Abstract
Junior coal mining companies in South Africa face a significant number of hurdles in coal processing and production which has resulted in the companies having difficulties in raising funds to stay in business. The objective of this study was to investigate the challenges faced by junior coal mining companies during prospecting, exploration, extraction, beneficiation, distribution and legislation as they undertake the processing of their products. The researcher conducted a survey to gather data from 120 companies to accomplish this objective. Eighty-five companies responded to the questionnaire and follow-ups were conducted upon request, in order to clarify any question that the respondent did not understand.

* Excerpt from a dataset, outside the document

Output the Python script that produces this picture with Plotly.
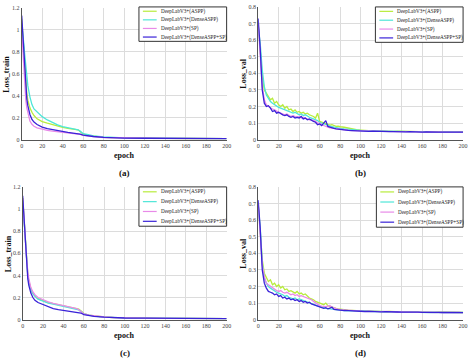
import plotly.graph_objects as go

# ---------------- data ----------------
NAMES = ["DeepLabV3+(ASPP)", "DeepLabV3+(DenseASPP)", "DeepLabV3+(SP)", "DeepLabV3+(DenseASPP+SP)"]
COLORS = ["#b8ec3c", "#4ee6d8", "#e88ae8", "#3a22d8"]

E_TRAIN = [0, 1, 2, 3, 4, 5, 6, 8, 10, 12, 15, 20, 25, 30, 35, 40, 45, 50, 53, 55, 57, 60,
           65, 70, 80, 90, 100, 120, 140, 160, 180, 200]

A_ASPP = [1.10, 0.95, 0.78, 0.62, 0.50, 0.42, 0.36, 0.29, 0.25, 0.22, 0.19, 0.165, 0.15, 0.135, 0.122, 0.112,
          0.104, 0.095, 0.092, 0.09, 0.075, 0.05, 0.04, 0.032, 0.022, 0.018, 0.016, 0.014, 0.012, 0.011, 0.011, 0.01]
A_DENSE = [1.05, 0.98, 0.88, 0.77, 0.66, 0.57, 0.49, 0.39, 0.32, 0.28, 0.25, 0.21, 0.18, 0.155, 0.135, 0.12,
           0.11, 0.10, 0.095, 0.09, 0.078, 0.055, 0.045, 0.035, 0.025, 0.02, 0.017, 0.014, 0.012, 0.011, 0.011, 0.01]
A_SP = [1.00, 0.85, 0.65, 0.48, 0.36, 0.29, 0.24, 0.17, 0.14, 0.122, 0.108, 0.095, 0.085, 0.078, 0.072, 0.066,
        0.062, 0.058, 0.056, 0.053, 0.048, 0.04, 0.033, 0.028, 0.02, 0.017, 0.015, 0.013, 0.012, 0.011, 0.01, 0.01]
A_DSP = [1.13, 0.98, 0.80, 0.60, 0.46, 0.37, 0.31, 0.23, 0.185, 0.16, 0.138, 0.115, 0.1, 0.09, 0.08, 0.072,
         0.066, 0.06, 0.058, 0.055, 0.05, 0.042, 0.035, 0.029, 0.021, 0.017, 0.015, 0.013, 0.012, 0.011, 0.01, 0.01]

C_ASPP = [1.10, 0.97, 0.80, 0.63, 0.50, 0.41, 0.35, 0.28, 0.24, 0.215, 0.19, 0.17, 0.155, 0.145, 0.135, 0.125,
          0.115, 0.105, 0.10, 0.095, 0.08, 0.055, 0.04, 0.033, 0.024, 0.018, 0.016, 0.014, 0.012, 0.011, 0.011, 0.01]
C_DENSE = [1.08, 0.95, 0.78, 0.62, 0.49, 0.40, 0.34, 0.27, 0.235, 0.21, 0.185, 0.165, 0.15, 0.14, 0.13, 0.12,
           0.11, 0.10, 0.095, 0.088, 0.075, 0.052, 0.04, 0.032, 0.023, 0.018, 0.016, 0.014, 0.012, 0.011, 0.011, 0.01]
C_SP = [1.10, 0.98, 0.82, 0.65, 0.52, 0.43, 0.37, 0.29, 0.25, 0.225, 0.2, 0.18, 0.16, 0.148, 0.137, 0.127,
        0.117, 0.108, 0.10, 0.09, 0.075, 0.052, 0.04, 0.033, 0.024, 0.019, 0.016, 0.014, 0.012, 0.011, 0.011, 0.01]
C_DSP = [1.12, 0.95, 0.78, 0.60, 0.46, 0.37, 0.31, 0.24, 0.2, 0.175, 0.155, 0.135, 0.115, 0.10, 0.09, 0.082,
         0.074, 0.068, 0.066, 0.064, 0.06, 0.045, 0.036, 0.03, 0.022, 0.017, 0.015, 0.013, 0.012, 0.011, 0.01, 0.01]

E_VAL = list(range(0, 81, 2)) + list(range(84, 201, 4))

B_ASPP = [0.70, 0.55, 0.38, 0.30, 0.28, 0.26, 0.24, 0.25, 0.22, 0.23, 0.21, 0.20, 0.21, 0.19, 0.20, 0.18, 0.185,
          0.17, 0.18, 0.165, 0.17, 0.16, 0.165, 0.155, 0.16, 0.15, 0.145, 0.14, 0.13, 0.16, 0.11, 0.105, 0.1, 0.095,
          0.09, 0.088, 0.09, 0.085, 0.08, 0.082, 0.078,
          0.075, 0.07, 0.062, 0.06, 0.058, 0.056, 0.055, 0.054, 0.052, 0.053, 0.051, 0.052, 0.05, 0.051, 0.05,
          0.049, 0.05, 0.049, 0.048, 0.049, 0.048, 0.047, 0.048, 0.047, 0.048, 0.047, 0.048, 0.046, 0.047, 0.047]
B_DENSE = [0.68, 0.58, 0.42, 0.32, 0.27, 0.25, 0.23, 0.22, 0.21, 0.20, 0.195, 0.19, 0.185, 0.18, 0.175, 0.17,
           0.165, 0.16, 0.165, 0.155, 0.15, 0.155, 0.145, 0.15, 0.14, 0.135, 0.13, 0.125, 0.12, 0.115, 0.105, 0.1,
           0.095, 0.09, 0.085, 0.08, 0.078, 0.075, 0.072, 0.07, 0.068,
           0.065, 0.062, 0.06, 0.058, 0.056, 0.055, 0.054, 0.053, 0.052, 0.051, 0.05, 0.051, 0.05, 0.049, 0.05,
           0.049, 0.048, 0.049, 0.048, 0.047, 0.048, 0.047, 0.048, 0.046, 0.047, 0.046, 0.047, 0.046, 0.047, 0.046]
B_SP = [0.70, 0.50, 0.32, 0.24, 0.21, 0.20, 0.19, 0.185, 0.18, 0.17, 0.165, 0.16, 0.155, 0.15, 0.155, 0.145, 0.14,
        0.145, 0.14, 0.135, 0.14, 0.13, 0.135, 0.13, 0.125, 0.12, 0.12, 0.115, 0.11, 0.10, 0.1, 0.09, 0.085, 0.08,
        0.075, 0.072, 0.07, 0.068, 0.066, 0.064, 0.062,
        0.06, 0.057, 0.055, 0.054, 0.053, 0.052, 0.051, 0.05, 0.051, 0.05, 0.049, 0.05, 0.049, 0.048, 0.049,
        0.048, 0.047, 0.048, 0.047, 0.048, 0.046, 0.047, 0.046, 0.047, 0.045, 0.046, 0.045, 0.046, 0.045, 0.045]
B_DSP = [0.73, 0.55, 0.30, 0.22, 0.20, 0.205, 0.19, 0.17, 0.175, 0.16, 0.165, 0.155, 0.15, 0.145, 0.15, 0.14,
         0.135, 0.14, 0.13, 0.135, 0.13, 0.14, 0.125, 0.13, 0.12, 0.125, 0.115, 0.11, 0.105, 0.09, 0.095, 0.085,
         0.10, 0.115, 0.08, 0.075, 0.07, 0.068, 0.065, 0.063, 0.06,
         0.058, 0.056, 0.055, 0.053, 0.055, 0.052, 0.05, 0.052, 0.05, 0.049, 0.05, 0.048, 0.049, 0.047, 0.048,
         0.047, 0.048, 0.046, 0.047, 0.046, 0.047, 0.045, 0.046, 0.045, 0.046, 0.045, 0.046, 0.044, 0.045, 0.046]

D_ASPP = [0.70, 0.55, 0.36, 0.28, 0.25, 0.23, 0.24, 0.21, 0.22, 0.20, 0.21, 0.19, 0.20, 0.18, 0.185, 0.17, 0.175,
          0.165, 0.16, 0.17, 0.155, 0.16, 0.15, 0.155, 0.14, 0.13, 0.125, 0.12, 0.11, 0.105, 0.1, 0.095, 0.09, 0.1,
          0.085, 0.08, 0.075, 0.07, 0.068, 0.065, 0.062,
          0.06, 0.057, 0.055, 0.054, 0.052, 0.051, 0.052, 0.05, 0.049, 0.05, 0.048, 0.049, 0.047, 0.048, 0.046,
          0.047, 0.046, 0.045, 0.046, 0.045, 0.044, 0.045, 0.044, 0.045, 0.044, 0.043, 0.044, 0.043, 0.044, 0.043]
D_DENSE = [0.68, 0.56, 0.34, 0.25, 0.22, 0.20, 0.19, 0.18, 0.175, 0.165, 0.16, 0.155, 0.15, 0.14, 0.145, 0.135,
           0.13, 0.125, 0.13, 0.12, 0.125, 0.12, 0.115, 0.11, 0.105, 0.1, 0.095, 0.09, 0.085, 0.082, 0.078, 0.075,
           0.07, 0.068, 0.066, 0.064, 0.062, 0.06, 0.059, 0.058, 0.057,
           0.055, 0.054, 0.052, 0.051, 0.05, 0.05, 0.049, 0.048, 0.049, 0.047, 0.048, 0.047, 0.046, 0.047, 0.046,
           0.045, 0.046, 0.045, 0.044, 0.045, 0.044, 0.043, 0.044, 0.043, 0.044, 0.043, 0.042, 0.043, 0.042, 0.043]
D_SP = [0.70, 0.52, 0.33, 0.26, 0.22, 0.21, 0.2, 0.19, 0.185, 0.175, 0.17, 0.175, 0.165, 0.16, 0.165, 0.155, 0.15,
        0.155, 0.145, 0.15, 0.14, 0.145, 0.14, 0.135, 0.13, 0.125, 0.12, 0.11, 0.1, 0.09, 0.085, 0.082, 0.08, 0.078,
        0.082, 0.085, 0.075, 0.07, 0.066, 0.063, 0.06,
        0.058, 0.056, 0.054, 0.053, 0.052, 0.05, 0.051, 0.049, 0.05, 0.048, 0.049, 0.047, 0.048, 0.046, 0.047,
        0.046, 0.045, 0.046, 0.045, 0.044, 0.045, 0.044, 0.043, 0.044, 0.043, 0.042, 0.043, 0.042, 0.043, 0.042]
D_DSP = [0.72, 0.55, 0.30, 0.22, 0.19, 0.17, 0.165, 0.16, 0.15, 0.155, 0.14, 0.145, 0.13, 0.135, 0.125, 0.13,
         0.12, 0.125, 0.115, 0.12, 0.11, 0.115, 0.105, 0.11, 0.10, 0.105, 0.095, 0.09, 0.085, 0.08, 0.075, 0.07,
         0.068, 0.072, 0.065, 0.07, 0.075, 0.062, 0.06, 0.058, 0.057,
         0.055, 0.054, 0.052, 0.051, 0.05, 0.049, 0.05, 0.048, 0.049, 0.047, 0.048, 0.046, 0.047, 0.046, 0.045,
         0.046, 0.045, 0.044, 0.045, 0.044, 0.045, 0.044, 0.043, 0.044, 0.043, 0.044, 0.043, 0.042, 0.043, 0.042]

X_TICKS = [0, 20, 40, 60, 80, 100, 120, 140, 160, 180, 200]
Y_TICKS_TRAIN = [0, 0.2, 0.4, 0.6, 0.8, 1, 1.2]
Y_TICKS_VAL = [0, 0.1, 0.2, 0.3, 0.4, 0.5, 0.6, 0.7, 0.8]

PANELS = [
    dict(label="(a)", ytitle="Loss_train", x=E_TRAIN, series=[A_ASPP, A_DENSE, A_SP, A_DSP],
         yt=Y_TICKS_TRAIN, ymax=1.2),
    dict(label="(b)", ytitle="Loss_val", x=E_VAL, series=[B_ASPP, B_DENSE, B_SP, B_DSP],
         yt=Y_TICKS_VAL, ymax=0.8),
    dict(label="(c)", ytitle="Loss_train", x=E_TRAIN, series=[C_ASPP, C_DENSE, C_SP, C_DSP],
         yt=Y_TICKS_TRAIN, ymax=1.2),
    dict(label="(d)", ytitle="Loss_val", x=E_VAL, series=[D_ASPP, D_DENSE, D_SP, D_DSP],
         yt=Y_TICKS_VAL, ymax=0.8),
]

# ---------------- layout geometry (pixels) ----------------
W, H = 474, 361
# plot-area boxes: left, right, top, bottom (px)
BOXES = [(20, 228, 5, 139), (260, 468, 4, 139), (21, 228, 187, 322), (260, 468, 187, 322)]
# legend boxes: left, right, top, bottom (px)
LEG = [(139, 228, 4, 39), (379, 468, 4, 40), (139, 228, 187, 227), (380, 468, 187, 228)]

SERIF = "Liberation Serif, Times New Roman, serif"


def px(x):
    return x / W


def py(y):
    return 1 - y / H


fig = go.Figure()
shapes = []
annotations = []


def label(text, x, y, size, angle=0, xanchor="center", color="#111"):
    annotations.append(dict(text=text, x=px(x), y=py(y), xref="paper", yref="paper",
                            xanchor=xanchor, yanchor="middle", showarrow=False, textangle=angle,
                            font=dict(family=SERIF, size=size, color=color)))


for i, p in enumerate(PANELS):
    n = "" if i == 0 else str(i + 1)
    xa, ya = "x" + n, "y" + n
    l, r, t, b = BOXES[i]
    for k in range(4):
        fig.add_trace(go.Scatter(x=p["x"], y=p["series"][k], mode="lines", name=NAMES[k],
                                 line=dict(color=COLORS[k], width=1.3), xaxis=xa, yaxis=ya,
                                 showlegend=False))
    axcommon = dict(showgrid=True, gridcolor="#dcdcdc", gridwidth=1, zeroline=False,
                    showline=True, linecolor="#555", linewidth=1, mirror=False,
                    ticks="", tickfont=dict(family=SERIF, size=6, color="#444"))
    fig.layout["xaxis" + n] = dict(axcommon, domain=[px(l), px(r)], range=[0, 200],
                                   tickvals=X_TICKS, anchor=ya)
    fig.layout["yaxis" + n] = dict(axcommon, domain=[py(b), py(t)], range=[0, p["ymax"]],
                                   tickvals=p["yt"], anchor=xa)
    # titles
    label("<b>epoch</b>", (l + r) / 2, b + 16, 8)
    label("<b>%s</b>" % p["ytitle"], l - 15, (t + b) / 2, 8, angle=-90)
    label("<b>%s</b>" % p["label"], (l + r) / 2, b + 34, 9)
    # legend (drawn as a boxed key)
    ll, lr, lt, lb = LEG[i]
    shapes.append(dict(type="rect", xref="paper", yref="paper", x0=px(ll), x1=px(lr), y0=py(lb),
                       y1=py(lt), line=dict(color="#333", width=1), fillcolor="white", layer="above"))
    step = (lb - lt) / 4.0
    for k in range(4):
        yy = lt + step * (k + 0.5)
        shapes.append(dict(type="line", xref="paper", yref="paper", x0=px(ll + 4), x1=px(ll + 18),
                           y0=py(yy), y1=py(yy), line=dict(color=COLORS[k], width=1.2), layer="above"))
        label(NAMES[k], ll + 20, yy, 5.2, xanchor="left", color="#222")

fig.update_layout(width=W, height=H, margin=dict(l=0, r=0, t=0, b=0), paper_bgcolor="white",
                  plot_bgcolor="white", shapes=shapes, annotations=annotations, showlegend=False)

fig.write_html("out.html", config={"displayModeBar": False},
               post_script="document.body.style.margin='0';document.body.style.padding='0';")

The research used a quantitative research method premised on the use of a survey research design to unveil the operational challenges faced by junior coal mining companies in Mpumalanga. The questions were based on company information, company documentation and assistance from other entities, sourcing of finance, contracting, production activities and distribution.

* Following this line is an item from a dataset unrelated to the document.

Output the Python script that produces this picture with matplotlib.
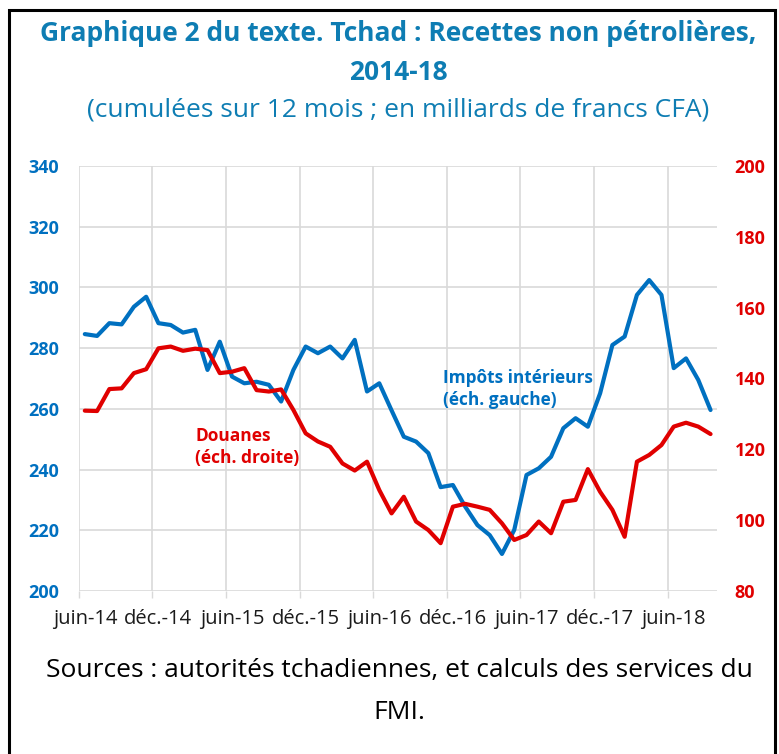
import numpy as np
import matplotlib.pyplot as plt
from matplotlib.patches import Rectangle

plt.rcParams['font.family'] = ['Open Sans', 'DejaVu Sans']

# monthly data, juin-2014 .. sept-2018
impots = [284.6, 284.0, 288.2, 287.8, 293.6, 296.9, 288.2, 287.6, 285.1, 286.0,
          272.8, 282.1, 270.6, 268.4, 268.9, 267.9, 262.4, 272.8, 280.5, 278.3,
          280.5, 276.6, 282.7, 265.7, 268.4, 259.5, 250.8, 249.2, 245.4, 234.2,
          234.9, 227.8, 221.7, 218.4, 212.2, 220.1, 238.2, 240.4, 244.2, 253.6,
          256.9, 254.1, 265.1, 281.0, 283.8, 297.5, 302.4, 297.5, 273.4, 276.6,
          269.5, 259.6]
douanes = [130.9, 130.8, 137.0, 137.2, 141.5, 142.6, 148.5, 149.0, 147.8, 148.4,
           148.0, 141.5, 141.9, 142.9, 136.7, 136.3, 136.9, 131.1, 124.5, 122.2,
           120.7, 116.0, 114.0, 116.5, 108.5, 101.9, 106.6, 99.6, 97.2, 93.5,
           103.8, 104.6, 103.8, 102.9, 99.1, 94.4, 95.8, 99.6, 96.3, 105.2,
           105.7, 114.4, 108.0, 102.9, 95.3, 116.5, 118.4, 121.2, 126.4, 127.5,
           126.4, 124.3]
tick_labels = ['juin-14', 'déc.-14', 'juin-15', 'déc.-15', 'juin-16',
               'déc.-16', 'juin-17', 'déc.-17', 'juin-18']

BLUE = '#0070C0'
RED = '#E00000'
TITLE = '#0E7DB3'

x = np.arange(len(impots))

fig = plt.figure(figsize=(7.79, 7.54), dpi=100)
ax = fig.add_axes([0.101, 0.2162, 0.819, 0.5638])
ax2 = ax.twinx()

ax.plot(x, impots, color=BLUE, lw=3, solid_joinstyle='round', solid_capstyle='round', zorder=3)
ax2.plot(x, douanes, color=RED, lw=3, solid_joinstyle='round', solid_capstyle='round', zorder=3)

ax.set_xlim(-0.5, len(x) - 0.5)
ax.set_ylim(200, 340)
ax2.set_ylim(80, 200)
ax.set_yticks(np.arange(200, 341, 20))
ax2.set_yticks(np.arange(80, 201, 20))

# gridlines / tick marks on month boundaries, labels centred on the month
ax.set_xticks(np.arange(-0.5, len(x), 6))
ax.set_xticklabels([])
ax.set_xticks(np.arange(0, len(x), 6), minor=True)
ax.set_xticklabels(tick_labels, minor=True)
ax.tick_params(axis='x', which='major', length=5, color='#D9D9D9', width=1)
ax.tick_params(axis='x', which='minor', length=0, pad=13, labelsize=14.5, labelcolor='#1a1a1a')
ax.grid(True, which='major', color='#D9D9D9', lw=1.2)
ax.set_axisbelow(True)

ax.tick_params(axis='y', length=0, pad=14, labelsize=13, labelcolor=BLUE)
ax2.tick_params(axis='y', length=0, pad=13, labelsize=13, labelcolor=RED)
for lab in ax.get_yticklabels() + ax2.get_yticklabels():
    lab.set_fontweight('bold')

for a in (ax, ax2):
    for s in a.spines.values():
        s.set_visible(False)

ax.text(0.571, 0.476, 'Impôts intérieurs\n(éch. gauche)', transform=ax.transAxes,
        color=BLUE, fontsize=12.4, fontweight='bold', va='center', ha='left', linespacing=1.3)
ax.text(0.183, 0.338, 'Douanes\n(éch. droite)', transform=ax.transAxes,
        color=RED, fontsize=12.5, fontweight='bold', va='center', ha='left', linespacing=1.3)

fig.text(0.511, 0.956, 'Graphique 2 du texte. Tchad : Recettes non pétrolières,',
         ha='center', va='center', fontsize=19, fontweight='bold', color=TITLE)
fig.text(0.511, 0.904, '2014-18', ha='center', va='center', fontsize=19,
         fontweight='bold', color=TITLE)
fig.text(0.511, 0.854, '(cumulées sur 12 mois ; en milliards de francs CFA)',
         ha='center', va='center', fontsize=19, color=TITLE)

fig.text(0.513, 0.111, 'Sources : autorités tchadiennes, et calculs des services du',
         ha='center', va='center', fontsize=19, color='black')
fig.text(0.513, 0.055, 'FMI.', ha='center', va='center', fontsize=19, color='black')

fig.patches.append(Rectangle((9 / 779, -0.05), 766 / 779, 1.05 - 10 / 754,
                             transform=fig.transFigure, fill=False, lw=2.2,
                             edgecolor='black', figure=fig))

fig.savefig('out.png', dpi=100)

The literature review showed that there are three large markets for coal in South Africa, comprising Eskom, domestic sales and export market; however, less than eight companies are the largest coal producers. Recently through the assistance of Eskom and Black Economic Empowerment (BEE), junior coal mining companies now account for 30% of the coal production in the country. The results identified that most of the junior coal mining companies in South Africa had been in production for less than 15 years, and they had the necessary documents to run their operations legally. In order to address the challenges experienced during prospecting, 95% of junior coal mining companies engaged consultants to acquire better quality reserves. During the exploration stage, most junior coal mining companies ran out of funds due to the costs of geological mapping, trenching and drilling for samples; 81% of funding is financed through banks and private investments. During the extraction and beneficiation stage, junior coal mining companies lacked the expertise, as the study revealed that 67% of managers did not hold a qualification in mining, which reduces the marketability of the company. Furthermore, the lack of equipment revealed that about 47% of junior coal mining companies used contractors. During the distribution process, the study also revealed that more than 70% of junior coal mining companies used road transportation. Based on the results of the study, it is recommended that the Department of Mineral Resources should consider developing guidelines and dedicated mentors to assist with making the process more understandable and efficient. All managers should be encouraged to have a short course mining certificate so that they can understand the basics of mining. The Department of Transport should fix all problems with roads, rail, conveyor belts and banks should assist junior coal mining companies with loans. It can be concluded that if junior coal mining companies are assisted with the above recommendations, they would be able to process their products effectively and efficiently.